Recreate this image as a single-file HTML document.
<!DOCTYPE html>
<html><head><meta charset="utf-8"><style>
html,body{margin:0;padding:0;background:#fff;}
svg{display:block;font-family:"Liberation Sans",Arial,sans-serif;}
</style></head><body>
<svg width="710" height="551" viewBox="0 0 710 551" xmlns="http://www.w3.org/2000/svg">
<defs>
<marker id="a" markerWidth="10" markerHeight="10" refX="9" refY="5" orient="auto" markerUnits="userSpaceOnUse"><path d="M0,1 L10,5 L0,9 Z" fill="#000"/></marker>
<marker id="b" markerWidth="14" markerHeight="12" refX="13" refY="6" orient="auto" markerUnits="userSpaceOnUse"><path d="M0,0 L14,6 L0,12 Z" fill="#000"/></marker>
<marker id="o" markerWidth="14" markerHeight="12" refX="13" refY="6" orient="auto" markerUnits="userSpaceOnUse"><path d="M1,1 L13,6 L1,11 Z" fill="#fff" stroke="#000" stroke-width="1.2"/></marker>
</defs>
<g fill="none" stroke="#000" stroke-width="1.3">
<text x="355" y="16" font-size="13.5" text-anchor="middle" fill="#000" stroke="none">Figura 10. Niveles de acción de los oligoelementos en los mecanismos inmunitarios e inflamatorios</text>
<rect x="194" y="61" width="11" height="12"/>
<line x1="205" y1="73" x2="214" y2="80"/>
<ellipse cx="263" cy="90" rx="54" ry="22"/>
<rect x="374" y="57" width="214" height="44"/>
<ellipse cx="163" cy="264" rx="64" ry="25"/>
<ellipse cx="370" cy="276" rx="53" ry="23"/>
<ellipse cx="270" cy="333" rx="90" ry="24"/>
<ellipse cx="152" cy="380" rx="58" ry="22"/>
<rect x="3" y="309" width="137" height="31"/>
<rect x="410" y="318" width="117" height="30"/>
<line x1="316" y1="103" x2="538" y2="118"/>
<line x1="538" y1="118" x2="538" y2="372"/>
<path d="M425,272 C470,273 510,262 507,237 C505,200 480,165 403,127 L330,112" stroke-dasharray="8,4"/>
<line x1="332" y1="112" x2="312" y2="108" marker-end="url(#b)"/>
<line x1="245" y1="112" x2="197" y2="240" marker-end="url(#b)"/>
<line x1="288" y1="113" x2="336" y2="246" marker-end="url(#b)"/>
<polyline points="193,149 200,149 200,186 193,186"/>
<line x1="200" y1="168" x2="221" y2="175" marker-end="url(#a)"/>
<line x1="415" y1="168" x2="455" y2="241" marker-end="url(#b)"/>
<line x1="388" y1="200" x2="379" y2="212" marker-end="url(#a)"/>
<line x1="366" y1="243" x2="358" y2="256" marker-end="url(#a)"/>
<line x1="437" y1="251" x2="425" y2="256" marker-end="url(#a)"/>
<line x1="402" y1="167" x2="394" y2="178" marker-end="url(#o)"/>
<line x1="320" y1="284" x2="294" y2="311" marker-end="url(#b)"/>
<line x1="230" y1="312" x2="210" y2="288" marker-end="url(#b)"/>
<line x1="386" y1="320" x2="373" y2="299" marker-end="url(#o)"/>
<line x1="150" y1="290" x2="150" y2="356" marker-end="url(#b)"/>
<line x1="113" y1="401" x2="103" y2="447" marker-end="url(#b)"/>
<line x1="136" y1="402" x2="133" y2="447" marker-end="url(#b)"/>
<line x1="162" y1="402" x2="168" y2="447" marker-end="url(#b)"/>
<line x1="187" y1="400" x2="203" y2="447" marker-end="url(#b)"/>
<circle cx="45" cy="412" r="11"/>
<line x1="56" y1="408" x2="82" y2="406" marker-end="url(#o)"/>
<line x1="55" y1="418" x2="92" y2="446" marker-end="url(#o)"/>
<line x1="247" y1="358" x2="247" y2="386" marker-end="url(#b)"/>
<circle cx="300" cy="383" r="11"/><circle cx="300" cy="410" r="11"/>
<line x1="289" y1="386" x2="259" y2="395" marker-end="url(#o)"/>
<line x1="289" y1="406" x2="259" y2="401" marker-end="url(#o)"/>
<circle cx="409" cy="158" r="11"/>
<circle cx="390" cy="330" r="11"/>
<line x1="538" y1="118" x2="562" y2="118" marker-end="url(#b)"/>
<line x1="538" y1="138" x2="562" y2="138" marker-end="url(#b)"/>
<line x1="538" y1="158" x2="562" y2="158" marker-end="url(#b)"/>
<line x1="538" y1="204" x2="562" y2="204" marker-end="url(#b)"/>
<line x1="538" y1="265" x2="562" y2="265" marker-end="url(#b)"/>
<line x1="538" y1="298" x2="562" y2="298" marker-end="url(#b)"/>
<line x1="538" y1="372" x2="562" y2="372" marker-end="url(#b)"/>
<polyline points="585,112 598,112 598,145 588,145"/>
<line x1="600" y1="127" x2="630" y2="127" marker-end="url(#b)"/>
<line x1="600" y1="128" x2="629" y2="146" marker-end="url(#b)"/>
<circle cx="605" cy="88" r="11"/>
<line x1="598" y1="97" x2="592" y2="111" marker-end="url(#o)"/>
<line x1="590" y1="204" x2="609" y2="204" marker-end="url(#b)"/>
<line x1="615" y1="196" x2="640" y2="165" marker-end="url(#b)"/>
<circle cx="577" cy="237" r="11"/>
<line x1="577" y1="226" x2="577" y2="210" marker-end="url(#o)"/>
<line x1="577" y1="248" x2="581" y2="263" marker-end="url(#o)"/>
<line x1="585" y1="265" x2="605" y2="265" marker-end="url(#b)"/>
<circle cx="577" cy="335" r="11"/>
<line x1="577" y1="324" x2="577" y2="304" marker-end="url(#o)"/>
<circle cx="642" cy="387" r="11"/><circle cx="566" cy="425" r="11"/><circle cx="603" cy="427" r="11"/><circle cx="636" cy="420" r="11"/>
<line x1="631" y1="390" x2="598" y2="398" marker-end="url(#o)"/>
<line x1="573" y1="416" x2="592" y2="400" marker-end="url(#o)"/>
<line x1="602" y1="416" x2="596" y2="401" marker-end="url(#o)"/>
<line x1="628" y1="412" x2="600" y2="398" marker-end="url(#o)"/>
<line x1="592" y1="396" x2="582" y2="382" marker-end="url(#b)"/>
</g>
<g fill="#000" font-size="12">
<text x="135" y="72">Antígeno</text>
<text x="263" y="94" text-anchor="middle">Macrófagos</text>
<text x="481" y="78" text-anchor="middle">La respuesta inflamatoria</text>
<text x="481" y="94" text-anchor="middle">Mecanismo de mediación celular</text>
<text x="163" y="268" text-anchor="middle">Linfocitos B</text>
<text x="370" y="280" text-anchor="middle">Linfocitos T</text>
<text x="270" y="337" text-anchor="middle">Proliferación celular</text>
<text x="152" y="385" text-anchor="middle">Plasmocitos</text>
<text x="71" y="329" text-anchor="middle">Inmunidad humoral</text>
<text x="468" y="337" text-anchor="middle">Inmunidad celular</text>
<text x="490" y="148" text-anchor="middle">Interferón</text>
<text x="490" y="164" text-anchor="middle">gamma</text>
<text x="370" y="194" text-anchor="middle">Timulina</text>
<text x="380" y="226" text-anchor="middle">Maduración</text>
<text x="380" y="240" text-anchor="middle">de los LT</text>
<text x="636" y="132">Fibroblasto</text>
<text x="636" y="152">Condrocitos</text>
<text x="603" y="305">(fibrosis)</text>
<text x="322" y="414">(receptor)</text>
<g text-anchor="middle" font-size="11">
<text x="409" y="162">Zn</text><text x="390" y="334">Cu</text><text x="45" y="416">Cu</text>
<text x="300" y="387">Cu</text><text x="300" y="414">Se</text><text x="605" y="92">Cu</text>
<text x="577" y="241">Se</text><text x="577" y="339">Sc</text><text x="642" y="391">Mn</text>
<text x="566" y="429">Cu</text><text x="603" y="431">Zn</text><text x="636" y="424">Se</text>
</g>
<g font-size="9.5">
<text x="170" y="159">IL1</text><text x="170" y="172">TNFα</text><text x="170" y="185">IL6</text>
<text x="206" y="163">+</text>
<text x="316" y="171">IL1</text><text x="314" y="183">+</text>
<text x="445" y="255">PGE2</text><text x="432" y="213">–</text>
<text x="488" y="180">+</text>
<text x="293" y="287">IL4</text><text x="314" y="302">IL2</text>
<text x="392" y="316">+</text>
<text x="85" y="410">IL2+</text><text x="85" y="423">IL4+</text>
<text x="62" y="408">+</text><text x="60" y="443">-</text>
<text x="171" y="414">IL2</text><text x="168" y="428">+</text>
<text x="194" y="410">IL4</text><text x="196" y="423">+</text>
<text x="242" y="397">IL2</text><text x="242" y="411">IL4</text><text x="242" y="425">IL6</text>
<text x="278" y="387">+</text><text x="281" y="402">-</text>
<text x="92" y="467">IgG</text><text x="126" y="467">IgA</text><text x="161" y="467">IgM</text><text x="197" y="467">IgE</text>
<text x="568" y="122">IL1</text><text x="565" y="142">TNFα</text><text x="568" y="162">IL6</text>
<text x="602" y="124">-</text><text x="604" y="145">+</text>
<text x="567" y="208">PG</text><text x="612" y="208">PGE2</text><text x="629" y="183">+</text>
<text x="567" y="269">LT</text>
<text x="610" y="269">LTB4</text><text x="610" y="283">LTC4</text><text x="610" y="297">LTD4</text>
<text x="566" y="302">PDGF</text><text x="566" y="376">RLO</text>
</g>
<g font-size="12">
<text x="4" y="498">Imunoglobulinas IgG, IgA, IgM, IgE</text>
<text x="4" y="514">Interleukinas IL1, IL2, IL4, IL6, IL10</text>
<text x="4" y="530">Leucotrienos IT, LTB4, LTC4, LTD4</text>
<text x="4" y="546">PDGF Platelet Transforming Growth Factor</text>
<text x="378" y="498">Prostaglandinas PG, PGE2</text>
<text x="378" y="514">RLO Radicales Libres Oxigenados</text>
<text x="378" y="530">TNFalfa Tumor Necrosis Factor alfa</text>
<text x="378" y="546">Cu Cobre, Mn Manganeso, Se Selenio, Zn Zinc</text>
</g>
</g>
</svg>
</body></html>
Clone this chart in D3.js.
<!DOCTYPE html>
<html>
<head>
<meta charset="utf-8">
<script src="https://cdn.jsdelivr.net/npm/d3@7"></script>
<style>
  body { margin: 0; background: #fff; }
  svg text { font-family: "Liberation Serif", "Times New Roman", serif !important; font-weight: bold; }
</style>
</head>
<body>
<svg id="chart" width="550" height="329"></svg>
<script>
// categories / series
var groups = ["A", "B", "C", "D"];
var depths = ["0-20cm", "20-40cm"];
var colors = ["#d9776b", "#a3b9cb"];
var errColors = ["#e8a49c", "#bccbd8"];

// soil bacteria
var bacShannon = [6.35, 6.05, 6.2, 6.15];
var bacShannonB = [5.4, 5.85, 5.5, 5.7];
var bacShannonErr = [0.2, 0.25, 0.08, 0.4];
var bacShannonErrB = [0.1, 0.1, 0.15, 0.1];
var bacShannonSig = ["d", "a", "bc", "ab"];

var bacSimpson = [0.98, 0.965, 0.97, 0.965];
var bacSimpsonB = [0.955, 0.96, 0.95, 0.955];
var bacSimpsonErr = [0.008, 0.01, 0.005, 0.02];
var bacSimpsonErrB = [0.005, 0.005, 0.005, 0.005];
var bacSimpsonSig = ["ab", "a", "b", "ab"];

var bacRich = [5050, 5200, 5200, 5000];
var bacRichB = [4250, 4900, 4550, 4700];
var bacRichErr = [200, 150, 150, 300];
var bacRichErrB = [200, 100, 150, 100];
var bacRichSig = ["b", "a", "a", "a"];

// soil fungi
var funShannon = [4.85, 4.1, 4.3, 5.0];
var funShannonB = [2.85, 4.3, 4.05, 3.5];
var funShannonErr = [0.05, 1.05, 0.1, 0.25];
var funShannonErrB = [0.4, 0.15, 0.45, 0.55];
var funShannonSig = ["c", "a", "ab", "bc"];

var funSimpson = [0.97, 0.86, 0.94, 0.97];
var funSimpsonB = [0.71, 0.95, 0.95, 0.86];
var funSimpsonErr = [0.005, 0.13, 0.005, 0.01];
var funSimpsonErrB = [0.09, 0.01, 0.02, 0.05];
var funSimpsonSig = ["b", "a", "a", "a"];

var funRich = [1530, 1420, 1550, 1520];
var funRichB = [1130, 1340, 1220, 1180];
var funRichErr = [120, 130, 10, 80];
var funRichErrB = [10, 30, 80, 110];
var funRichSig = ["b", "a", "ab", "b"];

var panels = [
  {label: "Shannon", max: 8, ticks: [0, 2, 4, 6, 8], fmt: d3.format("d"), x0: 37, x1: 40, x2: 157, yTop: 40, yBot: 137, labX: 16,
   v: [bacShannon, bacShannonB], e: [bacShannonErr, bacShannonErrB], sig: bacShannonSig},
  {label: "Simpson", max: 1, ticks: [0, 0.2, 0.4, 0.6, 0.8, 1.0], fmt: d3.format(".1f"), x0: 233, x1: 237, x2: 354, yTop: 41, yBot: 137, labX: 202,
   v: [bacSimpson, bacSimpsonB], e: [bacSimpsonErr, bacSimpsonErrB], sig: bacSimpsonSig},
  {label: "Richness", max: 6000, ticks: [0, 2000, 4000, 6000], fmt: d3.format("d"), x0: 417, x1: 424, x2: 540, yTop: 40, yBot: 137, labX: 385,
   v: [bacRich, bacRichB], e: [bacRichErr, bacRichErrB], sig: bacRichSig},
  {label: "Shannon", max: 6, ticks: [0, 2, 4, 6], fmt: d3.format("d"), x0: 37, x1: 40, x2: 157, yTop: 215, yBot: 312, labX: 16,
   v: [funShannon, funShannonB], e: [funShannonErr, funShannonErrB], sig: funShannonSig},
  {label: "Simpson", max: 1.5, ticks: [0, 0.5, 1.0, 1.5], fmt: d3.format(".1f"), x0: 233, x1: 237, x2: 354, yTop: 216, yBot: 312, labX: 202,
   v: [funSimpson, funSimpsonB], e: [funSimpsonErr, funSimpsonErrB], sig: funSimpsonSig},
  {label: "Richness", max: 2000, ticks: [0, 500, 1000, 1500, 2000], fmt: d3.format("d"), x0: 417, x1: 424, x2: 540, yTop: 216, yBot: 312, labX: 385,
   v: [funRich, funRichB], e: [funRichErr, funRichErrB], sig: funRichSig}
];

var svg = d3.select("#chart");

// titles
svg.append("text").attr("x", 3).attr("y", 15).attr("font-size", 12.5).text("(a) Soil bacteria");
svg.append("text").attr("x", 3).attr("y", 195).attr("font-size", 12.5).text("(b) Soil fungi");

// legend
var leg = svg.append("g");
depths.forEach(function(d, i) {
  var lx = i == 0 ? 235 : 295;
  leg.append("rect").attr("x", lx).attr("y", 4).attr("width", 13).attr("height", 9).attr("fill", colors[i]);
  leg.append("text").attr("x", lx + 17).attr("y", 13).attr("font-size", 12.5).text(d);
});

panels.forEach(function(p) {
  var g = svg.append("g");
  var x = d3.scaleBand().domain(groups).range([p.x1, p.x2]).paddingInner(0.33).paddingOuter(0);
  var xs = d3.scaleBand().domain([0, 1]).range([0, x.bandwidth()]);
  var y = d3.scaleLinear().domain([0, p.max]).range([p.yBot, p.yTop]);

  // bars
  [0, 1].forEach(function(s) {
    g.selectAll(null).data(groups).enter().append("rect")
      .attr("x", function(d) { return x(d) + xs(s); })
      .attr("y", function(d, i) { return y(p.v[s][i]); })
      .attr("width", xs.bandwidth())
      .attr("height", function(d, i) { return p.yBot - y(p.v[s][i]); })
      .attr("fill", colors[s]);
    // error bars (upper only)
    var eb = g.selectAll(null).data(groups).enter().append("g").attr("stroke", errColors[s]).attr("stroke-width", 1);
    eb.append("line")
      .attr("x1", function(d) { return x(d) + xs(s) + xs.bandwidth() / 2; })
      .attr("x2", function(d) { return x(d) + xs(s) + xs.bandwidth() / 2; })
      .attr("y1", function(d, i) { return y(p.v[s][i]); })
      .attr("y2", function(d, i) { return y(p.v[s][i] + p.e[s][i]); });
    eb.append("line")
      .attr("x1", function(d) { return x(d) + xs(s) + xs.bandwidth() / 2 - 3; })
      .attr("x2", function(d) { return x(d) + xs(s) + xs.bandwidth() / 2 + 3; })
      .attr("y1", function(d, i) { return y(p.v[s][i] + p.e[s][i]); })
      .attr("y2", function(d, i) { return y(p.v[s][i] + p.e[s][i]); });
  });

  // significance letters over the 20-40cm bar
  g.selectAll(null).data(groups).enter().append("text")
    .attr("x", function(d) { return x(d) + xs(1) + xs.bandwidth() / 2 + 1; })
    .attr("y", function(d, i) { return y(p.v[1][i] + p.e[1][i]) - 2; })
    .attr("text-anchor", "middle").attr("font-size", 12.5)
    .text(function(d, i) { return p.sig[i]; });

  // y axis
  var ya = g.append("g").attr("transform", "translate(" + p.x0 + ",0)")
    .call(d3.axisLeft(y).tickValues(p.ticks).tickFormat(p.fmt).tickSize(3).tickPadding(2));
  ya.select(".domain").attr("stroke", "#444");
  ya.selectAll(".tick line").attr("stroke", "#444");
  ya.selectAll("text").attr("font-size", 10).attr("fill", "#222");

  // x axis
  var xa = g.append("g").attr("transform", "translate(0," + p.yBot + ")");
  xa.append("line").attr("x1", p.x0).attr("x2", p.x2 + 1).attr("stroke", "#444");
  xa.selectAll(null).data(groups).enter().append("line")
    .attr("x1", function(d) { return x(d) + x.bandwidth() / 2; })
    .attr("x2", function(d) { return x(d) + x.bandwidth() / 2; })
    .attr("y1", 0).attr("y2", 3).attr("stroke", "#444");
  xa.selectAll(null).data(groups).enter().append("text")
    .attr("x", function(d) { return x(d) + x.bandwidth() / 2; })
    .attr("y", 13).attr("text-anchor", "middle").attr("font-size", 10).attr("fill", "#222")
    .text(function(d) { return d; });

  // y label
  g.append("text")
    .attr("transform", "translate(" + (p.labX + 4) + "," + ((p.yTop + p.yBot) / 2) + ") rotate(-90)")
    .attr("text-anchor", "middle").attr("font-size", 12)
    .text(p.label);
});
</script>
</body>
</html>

****************

WHAT IS NEEDED: List every line above containing the word "this".

EXPECTED OUTPUT:
Recreate this image as a single-file HTML document.
Clone this chart in D3.js.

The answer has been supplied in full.